Part of the reason we associate weight loss with better health is because restricting food brings short-term wins to measurable things like cholesterol and blood sugar, Ms Willer said.

Once you add that to the positive effects of boosting exercise and eating more wholegrains, fruits and vegetables, there’s a lot going on — but we tend to concentrate on the weight loss.

“When somebody goes on a diet you’ve got those elements all at play, but the weight loss gets the credit,” Ms Willer said.

People with a BMI in the normal range do have better health outcomes, she explained, but these people have usually lived their whole life in that range.

“It’s potentially that [history] that’s conferring a lower risk profile.”

While getting overweight and obese people to reduce their BMI to within the “normal” range is often prescribed as a pathway to better health, the evidence for this is inconclusive.

Most long-term studies find overweight and moderately obese people live just as long, if not longer than normal weight people, a phenomenon known as the Obesity Paradox.

This all points to thinking about health from a new perspective, Ms Willer said.

“We know we can’t get people to lose weight in a lasting way. But we know that getting them to move more is good,” she said.

“We know getting them to enjoy a variety of foods and connecting with the people around them is a universally good thing. We know that accessing medical care in a timely way that doesn’t stigmatise them is a good thing.

“It’s time to take a different approach.”

Weight stigma compounding health problems

Both experts said that weight stigma is a huge contributor to the health problems associated with obesity.

“Stigma so powerfully undermines everything. When people encounter stigma they’re no longer interested in making any effort,” Professor Wittert said.

Ms Willer said weight stigma was also artificially inflating the link between obesity and poor health outcomes.

“There’s this association between weight and chronic disease, that’s absolutely there,” Ms Willer said.

“But the devil is in the detail — and the detail is that people who move and eat well, and are in a higher socioeconomic level, and eat in a less disordered way, are less likely to have chronic disease.”

She said people from lower socioeconomic backgrounds became doubly stigmatised, firstly because of their income and secondly because of their size.

“They don’t want to present for screening because they don’t want to be in a situation where they’re stigmatised. The doctor dismisses symptoms they might not … if it was a person in a smaller body. Forty per cent of cancer patients in larger bodies are not dosed effectively for their chemotherapy.
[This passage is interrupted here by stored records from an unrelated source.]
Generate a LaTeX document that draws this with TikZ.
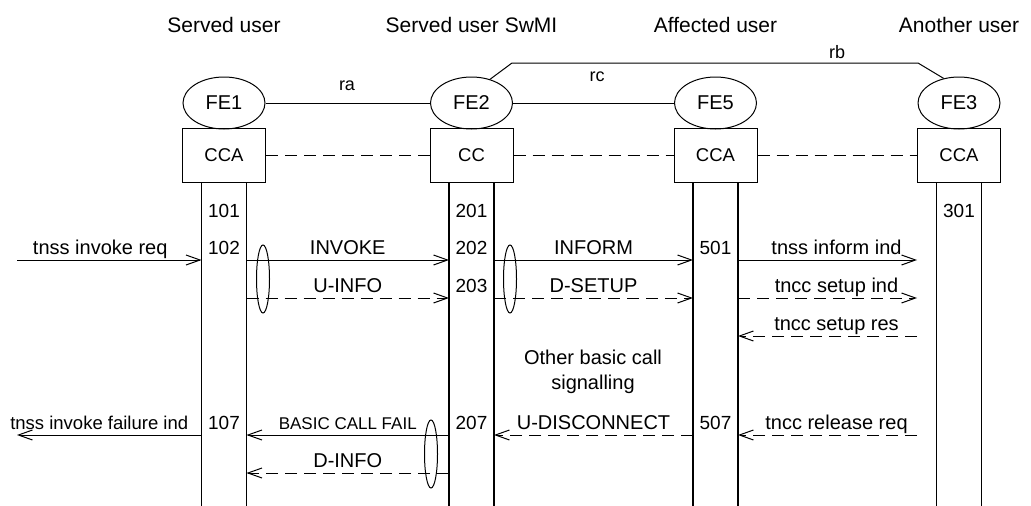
\documentclass[tikz,border=0pt]{standalone}
\usepackage{fontspec}
\setmainfont{Liberation Sans}
\usetikzlibrary{arrows.meta, shapes.geometric}

\tikzset{
    fe/.style={draw, ellipse, minimum width=82pt, minimum height=52pt, inner sep=0pt,
        font=\fontsize{20}{24}\selectfont},
    fa/.style={draw, rectangle, minimum width=83pt, minimum height=54pt, inner sep=0pt,
        font=\fontsize{18.5}{22}\selectfont},
    title/.style={font=\fontsize{21}{25}\selectfont},
    rel/.style={font=\fontsize{18}{22}\selectfont},
    lbl/.style={anchor=base, yshift=5.5pt, inner sep=0pt, font=\fontsize{20}{24}\selectfont},
    num/.style={anchor=base, yshift=5.5pt, inner sep=0pt, font=\fontsize{19}{23}\selectfont},
    life/.style={line width=1.2pt},
    msg/.style={->},
    dmsg/.style={->, dash pattern=on 12pt off 7pt},
}

\begin{document}
\begin{tikzpicture}[x=1pt, y=-1pt, line width=1pt,
    >={Straight Barb[length=14pt, width=10pt]}]
\useasboundingbox (0, 0) rectangle (1031, 506);
\begin{scope}
    % Titles
    \node[title] at (224, 25) {Served user};
    \node[title] at (471.5, 25) {Served user SwMI};
    \node[title] at (715.5, 25) {Affected user};
    \node[title] at (959, 25) {Another user};

    % Define nodes
    \draw (224, 103) node[fe] (FE1) {FE1};
    \draw (471.5, 103) node[fe] (FE2) {FE2};
    \draw (715.5, 103) node[fe] (FE5) {FE5};
    \draw (959, 103) node[fe] (FE3) {FE3};
    \draw (224, 155) node[fa] (CCA1) {CCA};
    \draw (471.5, 155) node[fa] (CC2) {CC};
    \draw (715.5, 155) node[fa] (CCA5) {CCA};
    \draw (959, 155) node[fa] (CCA3) {CCA};

    % Relations between the FEs
    \draw (FE1) -- (FE2);
    \draw (FE2) -- (FE5);
    \draw (FE2.52) -- (512, 63) -- (918, 63) -- (FE3.122);
    \node[rel] at (347, 86) {ra};
    \node[rel] at (597, 77) {rc};
    \node[rel] at (837, 52) {rb};

    % Dashed links between the boxes
    \draw[dash pattern=on 12pt off 7pt] (CCA1.east) -- (CC2.west);
    \draw[dash pattern=on 12pt off 7pt] (CC2.east) -- (CCA5.west);
    \draw[dash pattern=on 12pt off 7pt] (CCA5.east) -- (CCA3.west);

    % Lifelines
    \coordinate (L1) at (201.5, 182);
    \coordinate (R1) at (246.5, 182);
    \coordinate (L2) at (449, 182);
    \coordinate (R2) at (494, 182);
    \coordinate (L5) at (693, 182);
    \coordinate (R5) at (738, 182);
    \coordinate (L3) at (936.5, 182);
    \coordinate (R3) at (981.5, 182);
    \foreach \l in {L1, R1, L2, R2, L5, R5, L3, R3}
        \draw[life] (\l) -- ++(0, 324);
    \coordinate (env) at (17, 0);

    % Rows
    \coordinate (m0) at (0, 223);
    \coordinate (m1) at (0, 260);
    \coordinate (m2) at (0, 298);
    \coordinate (m3) at (0, 336);
    \coordinate (m4) at (0, 435);
    \coordinate (m5) at (0, 473);

    % Numbers
    \node[num] at (CCA1 |- m0) {101};
    \node[num] at (CCA1 |- m1) {102};
    \node[num] at (CCA1 |- m4) {107};
    \node[num] at (CC2 |- m0) {201};
    \node[num] at (CC2 |- m1) {202};
    \node[num] at (CC2 |- m2) {203};
    \node[num] at (CC2 |- m4) {207};
    \node[num] at (CCA5 |- m1) {501};
    \node[num] at (CCA5 |- m4) {507};
    \node[num] at (CCA3 |- m0) {301};

    % Messages
    \draw[msg] (env |- m1) -- node[lbl, xshift=-9pt] {tnss invoke req} (L1 |- m1);
    \draw[msg] (R1 |- m1) -- node[lbl] {INVOKE} (L2 |- m1);
    \draw[msg] (R2 |- m1) -- node[lbl] {INFORM} (L5 |- m1);
    \draw[msg] (R5 |- m1) -- node[lbl, xshift=9pt] {tnss inform ind} (CCA3.west |- m1);
    \draw[dmsg] (R1 |- m2) -- node[lbl] {U-INFO} (L2 |- m2);
    \draw[dmsg] (R2 |- m2) -- node[lbl] {D-SETUP} (L5 |- m2);
    \draw[dmsg] (R5 |- m2) -- node[lbl, xshift=9pt] {tncc setup ind} (CCA3.west |- m2);
    \draw[dmsg] (CCA3.west |- m3) -- node[lbl, xshift=9pt] {tncc setup res} (R5 |- m3);
    \node[align=center, font=\fontsize{20}{25}\selectfont] (other) at (593, 372)
        {Other basic call\\signalling};
    \draw[msg] (L1 |- m4) -- node[lbl, xshift=-10pt, font=\fontsize{18.5}{22}\selectfont]
        {tnss invoke failure ind} (env |- m4);
    \draw[msg] (L2 |- m4) -- node[lbl, font=\fontsize{17}{20}\selectfont]
        {BASIC CALL FAIL} (R1 |- m4);
    \draw[dmsg] (L5 |- m4) -- node[lbl] {U-DISCONNECT} (R2 |- m4);
    \draw[dmsg] (CCA3.west |- m4) -- node[lbl, xshift=9pt] {tncc release req} (R5 |- m4);
    \draw[dmsg] (L2 |- m5) -- node[lbl] {D-INFO} (R1 |- m5);

    % Grouping ellipses
    \draw (263, 279) ellipse [x radius=6.5, y radius=34];
    \draw (510, 279) ellipse [x radius=6.5, y radius=34];
    \draw (431, 454) ellipse [x radius=6.5, y radius=34];
\end{scope}
\end{tikzpicture}
\end{document}
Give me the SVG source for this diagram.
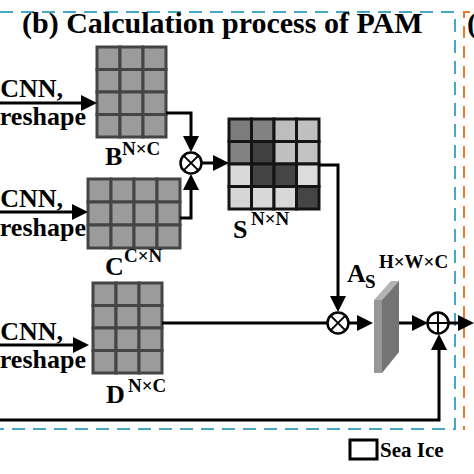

“But when that person dies, their death is recorded against their BMI.

“There’s been so many gateways of discrimination that have unfairly inflated that figure [of deaths against higher BMI].”

That said, of course, there are situations where efforts to achieve significant weight loss are fully justified, Professor Wittert explained, for example when mobility is greatly limited because of weight.

Shifting towards health for every body

Focusing only on people in bigger bodies obscures the fact that most of us could do more to improve our health, Ms Willer said.

And it shouldn’t have to come down only to individual willpower — changes at the policy level could help us all to be healthier.

“How about everyone out there is supported to eat better? How about everyone moves more and our built environment supports that?” she said.

A recent study found that being obese but “metabolically healthy” (a measurement of things like blood pressure and blood sugar) was associated with an increased risk of heart disease, but being metabolically unhealthy within a normal weight range carried an even greater risk.

Professor Wittert said everyone should engage in healthy behaviours for the same reason they brush their teeth — because it’s good for you and prevents long-term disease — rather than trying to punish themselves into smaller bodies.

“Be healthy for healthiness’s sake, not for weight loss’s sake,” he said.

“That’s what’s going to make the most difference to the escalating cost of health care.”